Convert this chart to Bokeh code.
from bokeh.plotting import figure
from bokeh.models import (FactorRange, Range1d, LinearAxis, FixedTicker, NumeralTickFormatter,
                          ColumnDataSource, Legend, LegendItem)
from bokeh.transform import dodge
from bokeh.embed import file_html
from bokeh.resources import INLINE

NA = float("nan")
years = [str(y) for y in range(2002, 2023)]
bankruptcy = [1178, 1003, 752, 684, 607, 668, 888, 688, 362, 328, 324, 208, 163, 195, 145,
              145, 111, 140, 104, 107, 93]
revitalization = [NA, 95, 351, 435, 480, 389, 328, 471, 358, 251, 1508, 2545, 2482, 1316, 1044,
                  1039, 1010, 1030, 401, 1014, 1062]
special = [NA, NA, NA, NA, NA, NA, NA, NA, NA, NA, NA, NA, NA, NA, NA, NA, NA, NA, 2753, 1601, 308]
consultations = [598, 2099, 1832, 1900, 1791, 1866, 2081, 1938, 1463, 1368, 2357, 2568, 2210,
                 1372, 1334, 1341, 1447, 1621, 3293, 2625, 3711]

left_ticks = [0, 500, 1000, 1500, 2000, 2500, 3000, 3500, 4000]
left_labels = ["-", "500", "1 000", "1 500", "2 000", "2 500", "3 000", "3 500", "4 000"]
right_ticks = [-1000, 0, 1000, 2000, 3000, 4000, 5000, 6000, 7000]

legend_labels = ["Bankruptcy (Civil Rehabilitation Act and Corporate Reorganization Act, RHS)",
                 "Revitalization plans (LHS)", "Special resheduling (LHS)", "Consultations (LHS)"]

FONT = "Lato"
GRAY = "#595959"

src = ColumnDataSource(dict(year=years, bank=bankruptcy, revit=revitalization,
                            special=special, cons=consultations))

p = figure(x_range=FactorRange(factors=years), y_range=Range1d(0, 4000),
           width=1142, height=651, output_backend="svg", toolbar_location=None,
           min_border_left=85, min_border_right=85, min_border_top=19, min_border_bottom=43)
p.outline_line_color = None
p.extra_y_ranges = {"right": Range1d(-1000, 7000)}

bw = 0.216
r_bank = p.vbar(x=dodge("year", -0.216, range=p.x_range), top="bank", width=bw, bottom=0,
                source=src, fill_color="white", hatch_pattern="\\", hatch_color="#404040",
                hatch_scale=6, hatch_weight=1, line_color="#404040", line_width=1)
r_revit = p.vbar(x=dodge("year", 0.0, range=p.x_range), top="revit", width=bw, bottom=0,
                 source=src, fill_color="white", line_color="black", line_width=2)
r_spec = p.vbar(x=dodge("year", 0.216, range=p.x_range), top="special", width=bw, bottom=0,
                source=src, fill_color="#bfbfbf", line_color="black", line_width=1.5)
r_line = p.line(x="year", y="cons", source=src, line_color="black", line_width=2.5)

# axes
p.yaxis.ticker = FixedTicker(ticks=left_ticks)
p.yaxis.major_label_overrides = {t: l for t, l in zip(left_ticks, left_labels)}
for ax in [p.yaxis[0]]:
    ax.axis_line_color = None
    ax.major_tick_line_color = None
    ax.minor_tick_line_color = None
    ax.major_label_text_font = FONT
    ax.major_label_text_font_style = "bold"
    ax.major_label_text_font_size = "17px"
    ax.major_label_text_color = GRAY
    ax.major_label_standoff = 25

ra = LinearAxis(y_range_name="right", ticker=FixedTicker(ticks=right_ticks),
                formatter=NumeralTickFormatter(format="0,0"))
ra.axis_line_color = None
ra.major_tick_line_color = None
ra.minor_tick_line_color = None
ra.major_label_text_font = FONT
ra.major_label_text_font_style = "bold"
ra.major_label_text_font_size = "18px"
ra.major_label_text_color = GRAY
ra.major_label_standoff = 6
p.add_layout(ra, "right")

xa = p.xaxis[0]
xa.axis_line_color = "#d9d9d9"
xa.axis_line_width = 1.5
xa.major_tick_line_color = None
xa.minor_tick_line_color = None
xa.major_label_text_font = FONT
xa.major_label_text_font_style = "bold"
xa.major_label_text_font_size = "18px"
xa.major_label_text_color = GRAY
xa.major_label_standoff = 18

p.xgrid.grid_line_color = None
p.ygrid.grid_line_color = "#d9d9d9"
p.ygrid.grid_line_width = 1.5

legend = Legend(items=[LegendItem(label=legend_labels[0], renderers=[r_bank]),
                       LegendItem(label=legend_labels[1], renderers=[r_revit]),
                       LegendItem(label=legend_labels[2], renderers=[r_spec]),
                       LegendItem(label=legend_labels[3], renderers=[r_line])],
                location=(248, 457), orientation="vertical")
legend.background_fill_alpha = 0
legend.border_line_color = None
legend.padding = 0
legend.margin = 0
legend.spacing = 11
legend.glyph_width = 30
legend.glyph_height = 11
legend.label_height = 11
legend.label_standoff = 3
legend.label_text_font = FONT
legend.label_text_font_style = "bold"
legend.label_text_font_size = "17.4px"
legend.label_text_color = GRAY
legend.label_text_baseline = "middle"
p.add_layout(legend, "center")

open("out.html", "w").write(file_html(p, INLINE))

* * *

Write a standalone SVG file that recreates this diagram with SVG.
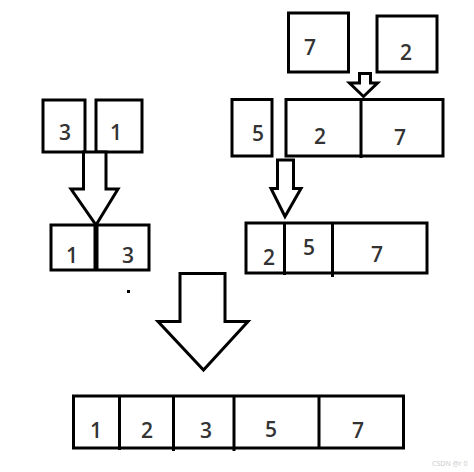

• [INSTRUCTIONS FOR THE TASK] Check each line of the records above for "this", and copy those that have it.

• [WRITTEN RESPONSE]
Convert this chart to Bokeh code.
Write a standalone SVG file that recreates this diagram with SVG.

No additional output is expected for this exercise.